Once the bottles are dry, they will be sent off-site for conservation. 

The archaeological finds come as the home undergoes a privately funded $40 million Mansion Revitalization Project at George Washington’s Mount Vernon.

Bardburn said the bottles “likely haven’t seen the light of day since before the American Revolution,” and were possibly forgotten about when Washington left his home to lead the Continental Army during the Revolution. 

Scientists conserving bottle

He continued, “This means the bottles are extremely fragile and require the utmost care. The Mount Vernon Ladies’ Association was America’s first historic preservation organization, so it’s only fitting that such a remarkable discovery was made here at Mount Vernon. We are fortunate to have top archaeologists and historic preservation experts on staff who know how to effectively manage, analyze, and care for this extraordinary discovery.”

In the 18th century, placing preserves underground was the best way of keeping them in the Virginia heat. 

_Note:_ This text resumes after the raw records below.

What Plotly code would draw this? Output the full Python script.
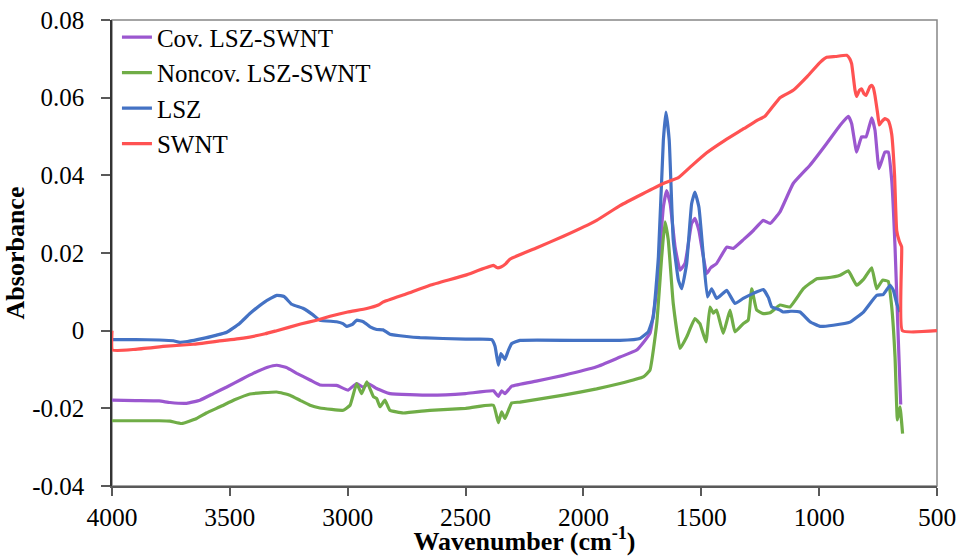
import plotly.graph_objects as go

# ---------------- data ----------------
swnt_x = [4000, 3998, 3900, 3768, 3655, 3550, 3443, 3350, 3301, 3200, 3132, 3075, 3000, 2919, 2870, 2849,
          2750, 2651, 2500, 2382, 2365, 2350, 2330, 2312, 2200, 2085, 1944, 1845, 1750, 1661, 1597, 1540,
          1477, 1400, 1320, 1265, 1230, 1166, 1110, 1050, 996, 968, 930, 883, 870, 862, 848, 841, 830, 820,
          810, 801, 785, 777, 770, 763, 752, 745, 735, 721, 707, 700, 692, 680, 671, 660, 650, 647, 500]
swnt_y = [0.0, -0.0050, -0.0048, -0.0040, -0.0035, -0.0027, -0.0019, -0.0008, 0.0000, 0.0017, 0.0027, 0.0037,
          0.0048, 0.0057, 0.0066, 0.0074, 0.0095, 0.0117, 0.0143, 0.0168, 0.0162, 0.0164, 0.0172, 0.0184,
          0.0213, 0.0243, 0.0284, 0.0322, 0.0352, 0.0379, 0.0394, 0.0425, 0.0458, 0.0490, 0.0520, 0.0541,
          0.0552, 0.0600, 0.0619, 0.0655, 0.0691, 0.0704, 0.0706, 0.0709, 0.0700, 0.0687, 0.0620, 0.0603,
          0.0618, 0.0623, 0.0610, 0.0606, 0.0628, 0.0632, 0.0625, 0.0605, 0.0560, 0.0530, 0.0538, 0.0546,
          0.0541, 0.0530, 0.0505, 0.0400, 0.0258, 0.0230, 0.0216, 0.0, 0.0]

lsz_x = [4000, 3900, 3800, 3740, 3712, 3680, 3613, 3560, 3513, 3460, 3415, 3350, 3301, 3270, 3238, 3188,
         3150, 3118, 3047, 3020, 3004, 2980, 2962, 2934, 2905, 2877, 2850, 2821, 2750, 2693, 2500, 2389,
         2375, 2361, 2350, 2340, 2333, 2318, 2304, 2269, 2000, 1845, 1760, 1725, 1704, 1682, 1661, 1650,
         1636, 1619, 1597, 1583, 1562, 1541, 1527, 1510, 1491, 1474, 1456, 1435, 1410, 1392, 1357, 1322,
         1279, 1237, 1215, 1201, 1166, 1152, 1120, 1081, 1039, 996, 940, 869, 812, 756, 728, 699, 685,
         671, 657]
lsz_y = [-0.0023, -0.0023, -0.0024, -0.0026, -0.0030, -0.0028, -0.0020, -0.0012, -0.0004, 0.0018, 0.0044,
         0.0075, 0.0091, 0.0088, 0.0068, 0.0057, 0.0042, 0.0027, 0.0023, 0.0018, 0.0011, 0.0016, 0.0027,
         0.0023, 0.0010, 0.0003, 0.0002, -0.0009, -0.0015, -0.0018, -0.0022, -0.0023, -0.0040, -0.0089,
         -0.0059, -0.0068, -0.0074, -0.0050, -0.0033, -0.0025, -0.0025, -0.0025, -0.0020, -0.0003, 0.0035,
         0.0190, 0.0490, 0.0563, 0.0490, 0.0233, 0.0130, 0.0108, 0.0173, 0.0327, 0.0357, 0.0318, 0.0190,
         0.0087, 0.0108, 0.0083, 0.0095, 0.0104, 0.0070, 0.0083, 0.0096, 0.0106, 0.0085, 0.0061, 0.0053,
         0.0048, 0.0050, 0.0048, 0.0023, 0.0011, 0.0014, 0.0022, 0.0048, 0.0091, 0.0093, 0.0117, 0.0104,
         0.0070, 0.0048]

cov_x = [4000, 3900, 3800, 3754, 3683, 3627, 3570, 3513, 3450, 3401, 3340, 3301, 3260, 3216, 3160, 3118,
         3047, 2998, 2962, 2934, 2913, 2877, 2821, 2651, 2500, 2382, 2361, 2347, 2333, 2304, 2200, 2085,
         1944, 1845, 1774, 1718, 1689, 1661, 1647, 1632, 1611, 1590, 1569, 1541, 1527, 1510, 1477, 1460,
         1435, 1392, 1364, 1320, 1279, 1237, 1208, 1166, 1110, 1039, 968, 911, 876, 862, 841, 820, 801,
         777, 763, 746, 721, 707, 692, 678, 664, 654]
cov_y = [-0.0179, -0.0180, -0.0181, -0.0185, -0.0187, -0.0179, -0.0162, -0.0145, -0.0125, -0.0110, -0.0094,
         -0.0089, -0.0095, -0.0110, -0.0127, -0.0140, -0.0141, -0.0153, -0.0136, -0.0146, -0.0136, -0.0149,
         -0.0162, -0.0166, -0.0162, -0.0155, -0.0169, -0.0155, -0.0162, -0.0143, -0.0130, -0.0115, -0.0093,
         -0.0068, -0.0050, -0.0007, 0.0104, 0.0318, 0.0361, 0.0327, 0.0215, 0.0156, 0.0173, 0.0276, 0.0289,
         0.0258, 0.0147, 0.0162, 0.0173, 0.0215, 0.0212, 0.0235, 0.0258, 0.0284, 0.0276, 0.0306, 0.0379,
         0.0426, 0.0482, 0.0529, 0.0552, 0.0533, 0.0460, 0.0499, 0.0499, 0.0548, 0.0516, 0.0417, 0.0460,
         0.0460, 0.0387, 0.0215, -0.0025, -0.0190]

noncov_x = [4000, 3900, 3800, 3754, 3704, 3641, 3600, 3542, 3480, 3415, 3301, 3245, 3200, 3160, 3118, 3019,
            2990, 2962, 2941, 2919, 2891, 2877, 2863, 2842, 2821, 2764, 2651, 2500, 2382, 2361, 2347, 2333,
            2304, 2269, 2085, 1944, 1845, 1746, 1718, 1689, 1668, 1654, 1640, 1619, 1590, 1562, 1527, 1506,
            1480, 1463, 1449, 1435, 1407, 1378, 1357, 1322, 1301, 1286, 1265, 1237, 1208, 1166, 1124, 1067,
            1010, 968, 911, 876, 841, 812, 777, 756, 731, 707, 692, 678, 668, 657, 646]
noncov_y = [-0.0232, -0.0232, -0.0232, -0.0233, -0.0239, -0.0226, -0.0212, -0.0196, -0.0178, -0.0163, -0.0158,
            -0.0166, -0.0180, -0.0192, -0.0199, -0.0205, -0.0192, -0.0136, -0.0162, -0.0132, -0.0170, -0.0175,
            -0.0196, -0.0179, -0.0205, -0.0212, -0.0205, -0.0200, -0.0192, -0.0237, -0.0209, -0.0226, -0.0186,
            -0.0184, -0.0166, -0.0150, -0.0136, -0.0119, -0.0102, 0.0018, 0.0190, 0.0280, 0.0233, 0.0070,
            -0.0046, -0.0016, 0.0031, 0.0018, -0.0029, 0.0061, 0.0045, 0.0053, -0.0007, 0.0053, -0.0003,
            0.0018, 0.0027, 0.0108, 0.0053, 0.0044, 0.0046, 0.0066, 0.0061, 0.0108, 0.0134, 0.0136, 0.0143,
            0.0154, 0.0117, 0.0132, 0.0162, 0.0108, 0.0130, 0.0127, 0.0061, -0.0068, -0.0230, -0.0196, -0.0265]

y_ticks = [-0.04, -0.02, 0, 0.02, 0.04, 0.06, 0.08]
y_tick_text = ["-0.04", "-0.02", "0", "0.02", "0.04", "0.06", "0.08"]
x_ticks = [4000, 3500, 3000, 2500, 2000, 1500, 1000, 500]
x_tick_text = ["4000", "3500", "3000", "2500", "2000", "1500", "1000", "500"]

series = [
    ("Cov. LSZ-SWNT", cov_x, cov_y, "#9B57CF"),
    ("Noncov. LSZ-SWNT", noncov_x, noncov_y, "#70AD47"),
    ("LSZ", lsz_x, lsz_y, "#4472C4"),
    ("SWNT", swnt_x, swnt_y, "#FF5252"),
]

FONT = "Times New Roman"

fig = go.Figure()
for rank, (name, xs, ys, col) in enumerate(series):
    fig.add_trace(go.Scatter(x=xs, y=ys, mode="lines", name=name,
                             line=dict(color=col, width=3.2, shape="spline", smoothing=0.35),
                             legendrank=rank + 1))

fig.update_layout(
    width=959, height=556,
    margin=dict(l=112, r=22, t=20, b=70),
    paper_bgcolor="white", plot_bgcolor="white",
    font=dict(family=FONT, size=26, color="black"),
    showlegend=True,
    legend=dict(x=0.006, y=1.012, xanchor="left", yanchor="top",
                bgcolor="rgba(0,0,0,0)", font=dict(size=25, family=FONT, color="black"),
                itemwidth=30, tracegroupgap=0),
    xaxis=dict(range=[4000, 500], tickmode="array", tickvals=x_ticks, ticktext=x_tick_text,
               showgrid=False, zeroline=False, automargin=False,
               showline=True, linecolor="#595959", linewidth=1.5,
               ticks="outside", ticklen=8, tickcolor="#595959", tickwidth=1.5,
               tickfont=dict(size=25.5, family=FONT, color="black"), ticklabelstandoff=0,
               title=dict(text="<b>Wavenumber (cm<sup>-1</sup>)</b>", font=dict(size=26, family=FONT),
                          standoff=5)),
    yaxis=dict(range=[-0.04, 0.08], tickmode="array", tickvals=y_ticks, ticktext=y_tick_text,
               showgrid=False, zeroline=False, showline=True, linecolor="#333333", linewidth=1.5,
               automargin=False, ticks="outside", ticklen=9, tickcolor="#595959", tickwidth=1.5,
               tickfont=dict(size=25, family=FONT, color="black"), ticklabelstandoff=12,
               title=dict(text="<b>Absorbance</b>", font=dict(size=26, family=FONT), standoff=0)),
    shapes=[dict(type="rect", xref="paper", yref="paper", x0=0, y0=0, x1=1, y1=1,
                 line=dict(color="#868686", width=1.5), layer="below")],
)

fig.write_html("out.html")
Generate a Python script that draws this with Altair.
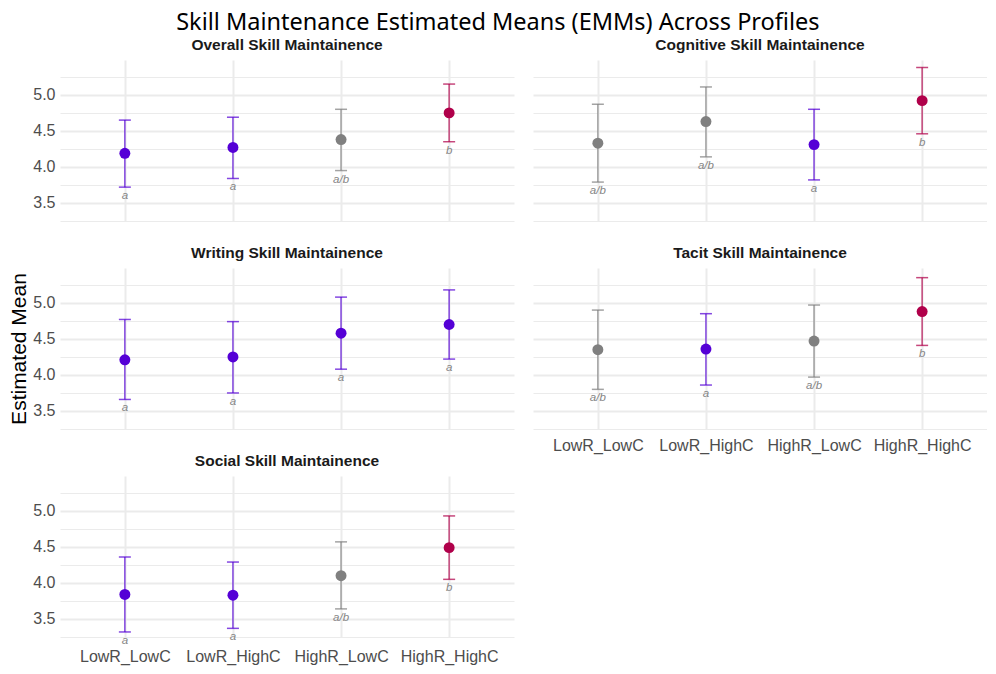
import altair as alt
import pandas as pd

profiles = ["LowR_LowC", "LowR_HighC", "HighR_LowC", "HighR_HighC"]
panel_titles = [
    "Overall Skill Maintainence",
    "Cognitive Skill Maintainence",
    "Writing Skill Maintainence",
    "Tacit Skill Maintainence",
    "Social Skill Maintainence",
]

overall_emm = [4.19, 4.27, 4.38, 4.75]
overall_lower = [3.72, 3.84, 3.95, 4.35]
overall_upper = [4.65, 4.69, 4.80, 5.15]
overall_letters = ["a", "a", "a/b", "b"]

cognitive_emm = [4.33, 4.63, 4.31, 4.92]
cognitive_lower = [3.79, 4.14, 3.82, 4.46]
cognitive_upper = [4.87, 5.11, 4.80, 5.38]
cognitive_letters = ["a/b", "a/b", "a", "b"]

writing_emm = [4.21, 4.25, 4.58, 4.70]
writing_lower = [3.66, 3.75, 4.08, 4.22]
writing_upper = [4.77, 4.74, 5.08, 5.18]
writing_letters = ["a", "a", "a", "a"]

tacit_emm = [4.35, 4.36, 4.47, 4.88]
tacit_lower = [3.80, 3.86, 3.97, 4.41]
tacit_upper = [4.90, 4.85, 4.97, 5.35]
tacit_letters = ["a/b", "a", "a/b", "b"]

social_emm = [3.84, 3.83, 4.10, 4.49]
social_lower = [3.32, 3.37, 3.64, 4.05]
social_upper = [4.36, 4.29, 4.57, 4.93]
social_letters = ["a", "a", "a/b", "b"]

letter_groups = ["a", "a/b", "b"]
group_colors = ["#5500D6", "#808080", "#B0004A"]

y_ticks = [3.25, 3.5, 3.75, 4.0, 4.25, 4.5, 4.75, 5.0, 5.25]
y_domain = [3.25, 5.484]

series = [
    (overall_emm, overall_lower, overall_upper, overall_letters),
    (cognitive_emm, cognitive_lower, cognitive_upper, cognitive_letters),
    (writing_emm, writing_lower, writing_upper, writing_letters),
    (tacit_emm, tacit_lower, tacit_upper, tacit_letters),
    (social_emm, social_lower, social_upper, social_letters),
]

rows = []
for title, (e, lo, up, le) in zip(panel_titles, series):
    for i, p in enumerate(profiles):
        rows.append({"panel": title, "profile": p, "emm": e[i], "lower": lo[i],
                     "upper": up[i], "letter": le[i]})
df = pd.DataFrame(rows)

W = 454
H = 161
AXIS_FONT = "Liberation Sans"


def make_panel(title, show_x_labels, show_y_labels, y_title, label_pad=8):
    base = alt.Chart(df).transform_filter(alt.datum.panel == title)
    x_label_expr = "datum.label" if show_x_labels else "' '"
    xenc = alt.X(
        "profile:N", sort=profiles,
        scale=alt.Scale(type="point", domain=profiles, padding=0.6),
        axis=alt.Axis(title=None, grid=True, gridColor="#EBEBEB", gridWidth=2,
                      domain=False, ticks=False, labelFont=AXIS_FONT,
                      labelFontSize=16, labelColor="#4D4D4D", labelPadding=label_pad,
                      labelAngle=0, labelExpr=x_label_expr),
    )
    yscale = alt.Scale(domain=y_domain, nice=False, zero=False)
    axis_kwargs = dict(
        values=y_ticks, grid=True, gridColor="#EBEBEB",
        gridWidth={"condition": {"test": "(datum.value * 4) % 2 == 0", "value": 2}, "value": 1},
        domain=False, ticks=False, labels=show_y_labels,
        labelExpr="(datum.value * 4) % 2 == 0 ? format(datum.value, '.1f') : ''",
        labelFont=AXIS_FONT, labelFontSize=16, labelColor="#4D4D4D", labelPadding=5,
        titleFont=AXIS_FONT, titleFontSize=21, titleFontWeight="normal",
        titleColor="black", titlePadding=3,
    )
    if y_title:
        yaxis = alt.Axis(title=y_title, **axis_kwargs)
    else:
        yaxis = alt.Axis(title=None, **axis_kwargs)
    color = alt.Color("letter:N", scale=alt.Scale(domain=letter_groups, range=group_colors),
                      legend=None)

    rules = base.mark_rule(strokeWidth=1.5, opacity=0.72).encode(
        x=xenc, y=alt.Y("lower:Q", scale=yscale, axis=yaxis), y2="upper:Q", color=color)
    caps = base.transform_fold(["lower", "upper"], as_=["end", "val"]).mark_tick(
        size=12, thickness=1.5, opacity=0.72).encode(
        x=xenc, y=alt.Y("val:Q", scale=yscale, axis=yaxis), color=color)
    points = base.mark_circle(size=120, opacity=1).encode(
        x=xenc, y=alt.Y("emm:Q", scale=yscale, axis=yaxis), color=color)
    text = base.mark_text(baseline="top", dy=3, fontSize=11.5, fontStyle="italic",
                          color="#858585", font=AXIS_FONT).encode(
        x=xenc, y=alt.Y("lower:Q", scale=yscale, axis=yaxis), text="letter:N")

    return alt.layer(rules, caps, points, text).properties(
        width=W, height=H,
        title=alt.TitleParams(title, font=AXIS_FONT, fontSize=15.5, fontWeight="bold",
                              color="#1A1A1A", anchor="middle", offset=7),
    )


p1 = make_panel(panel_titles[0], False, True, None)
p2 = make_panel(panel_titles[1], False, False, None)
p3 = make_panel(panel_titles[2], False, True, "Estimated Mean")
p4 = make_panel(panel_titles[3], True, False, None)
p5 = make_panel(panel_titles[4], True, True, None, label_pad=11)

chart = alt.concat(p1, p2, p3, p4, p5, columns=2, spacing={"row": 0, "column": 19}).properties(
    title=alt.TitleParams("Skill Maintenance Estimated Means (EMMs) Across Profiles",
                          font="Noto Sans", fontSize=23.5, fontWeight="normal",
                          color="black", anchor="middle", offset=3),
    padding={"top": 3, "left": 0, "right": 0, "bottom": 2},
).configure(background="white", view=alt.ViewConfig(stroke=None))

chart.save("out.html", embed_options={"renderer": "svg", "actions": False})
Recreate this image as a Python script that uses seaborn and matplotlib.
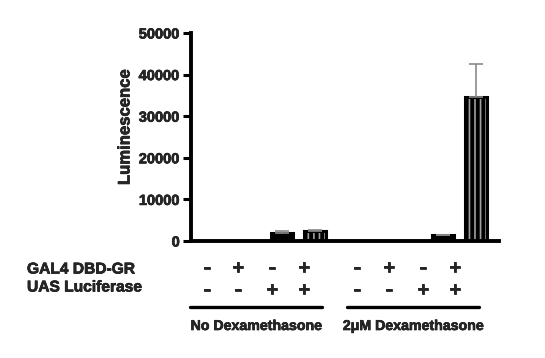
import matplotlib
matplotlib.use("Agg")
import matplotlib.pyplot as plt
from matplotlib import font_manager as fm
from matplotlib import patheffects as pe
from matplotlib.colors import to_rgba
import seaborn as sns
import numpy as np
import pandas as pd

# ---- data ----
conditions = ["No Dex -/-", "No Dex +/-", "No Dex -/+", "No Dex +/+",
              "2uM Dex -/-", "2uM Dex +/-", "2uM Dex -/+", "2uM Dex +/+"]
luminescence = [20, 20, 2000, 2350, 20, 20, 1350, 34500]
errors = [0, 0, 330, 180, 0, 0, 80, 8000]
gal4_signs = ["-", "+", "-", "+", "-", "+", "-", "+"]
uas_signs = ["-", "-", "+", "+", "-", "-", "+", "+"]
group_titles = ["No Dexamethasone", "2\u03bcM Dexamethasone"]
row_labels = ["GAL4 DBD-GR", "UAS Luciferase"]
yticks = [0, 10000, 20000, 30000, 40000, 50000]

# ---- layout constants ----
xpos = [0, 1, 2, 3, 4.85, 5.85, 6.85, 7.85]
hatched = [False, False, False, True, False, False, False, True]

sns.set_theme(style="white")

bold_path = None
for f in fm.fontManager.ttflist:
    if f.fname.endswith("LiberationSans-Bold.ttf"):
        bold_path = f.fname
        break


def fp(size):
    if bold_path:
        return fm.FontProperties(fname=bold_path, size=size)
    return fm.FontProperties(family=["Liberation Sans", "DejaVu Sans"],
                             weight="bold", size=size)


heavy = [pe.withStroke(linewidth=0.45, foreground="black")]

plt.rcParams["font.family"] = ["Liberation Sans", "DejaVu Sans"]
plt.rcParams["font.weight"] = "bold"

W, H = 545, 358
fig = plt.figure(figsize=(W / 100, H / 100), dpi=100)
ax = fig.add_axes([191 / W, 1 - 241 / H, (499 - 191) / W, (241 - 33) / H])

df = pd.DataFrame({"x": xpos, "y": luminescence})
sns.barplot(data=df, x="x", y="y", native_scale=True, width=0.67,
            color="black", saturation=1, edgecolor="black", linewidth=2.2,
            errorbar=None, ax=ax)

gray = to_rgba("#a0a0a0")
for p, h in zip(ax.patches, hatched):
    if h:
        p.set_hatch("|||")
        if hasattr(p, "set_hatchcolor"):
            p.set_hatchcolor(gray)
        else:
            p._hatch_color = gray
        if hasattr(p, "set_hatch_linewidth"):
            p.set_hatch_linewidth(1.2)

ax.errorbar(xpos, luminescence, yerr=[np.zeros(len(errors)), errors],
            fmt="none", ecolor="#8a8a8a", elinewidth=1.2, capsize=5,
            capthick=1.2, zorder=1)

ax.set_xlim(-0.75, 8.54)
ax.set_ylim(0, 50000)
ax.set_yticks(yticks)
ax.set_yticklabels([str(t) for t in yticks])
for lab in ax.get_yticklabels():
    lab.set_fontproperties(fp(10.5))
    lab.set_path_effects(heavy)
ax.set_xticks([])
ax.set_xlabel("")
ax.set_ylabel("Luminescence", fontproperties=fp(12))
ax.yaxis.label.set_path_effects(heavy)
ax.yaxis.set_label_coords(-0.19, 0.546)
for s in ["top", "right"]:
    ax.spines[s].set_visible(False)
for s in ["left", "bottom"]:
    ax.spines[s].set_linewidth(2.8)
    ax.spines[s].set_color("black")
ax.tick_params(axis="y", direction="out", length=6, width=2.2, color="black",
               pad=2, left=True)

# ---- condition table below ----
sign_px = [207, 238, 272, 304, 357, 389, 423, 455]
for sx, g, u in zip(sign_px, gal4_signs, uas_signs):
    fig.text(sx / W, 1 - 268 / H, g, ha="center", va="center",
             fontproperties=fp(14.5), path_effects=heavy)
    fig.text(sx / W, 1 - 290 / H, u, ha="center", va="center",
             fontproperties=fp(14.5), path_effects=heavy)
fig.text(27 / W, 1 - 269 / H, row_labels[0], ha="left", va="center",
         fontproperties=fp(11.2), path_effects=heavy)
fig.text(27 / W, 1 - 287 / H, row_labels[1], ha="left", va="center",
         fontproperties=fp(11.2), path_effects=heavy)

for (x0, x1), title in zip([(190, 322), (347, 479)], group_titles):
    fig.add_artist(plt.Line2D([x0 / W, x1 / W], [1 - 307 / H, 1 - 307 / H],
                              color="black", lw=2.4))
    fig.text((x0 + x1) / 2 / W, 1 - 326 / H, title, ha="center", va="center",
             fontproperties=fp(10.2), path_effects=heavy)

fig.savefig("out.png", dpi=100, facecolor="white")
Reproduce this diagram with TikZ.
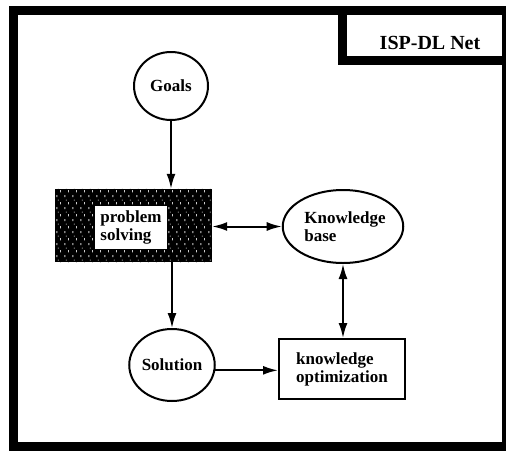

“One of the best ways to store these types of fruits and vegetables was underground,” Boroughs said after the first discovery. “So sometime after 1758, but before 1776, someone dug a pit… sort of a rectangular, about a foot deep, hole through one of the floors in the cellar, these bottles were set in, and then it was filled with a dense clay.”

After the second discovery he added, “These extraordinary discoveries continue to astonish us. These perfectly preserved fruits picked and prepared more than 250 years ago provide an incredibly rare opportunity to contribute to our knowledge of the 18th-century environment, plantation foodways, and the origins of American cuisine. The bottles and contents are a testament to the knowledge and skill of the enslaved people who managed the food preparations from tree to table, including Doll, the cook brought to Mount Vernon by Martha Washington in 1759 and charged with oversight of the estate’s kitchen.”

Washington moved to the home along the Potomac River after his marriage in 1759, and died there of a throat infraction in 1799 at 67 years old. 

He served as president from 1789 until 1797, and is buried at the home.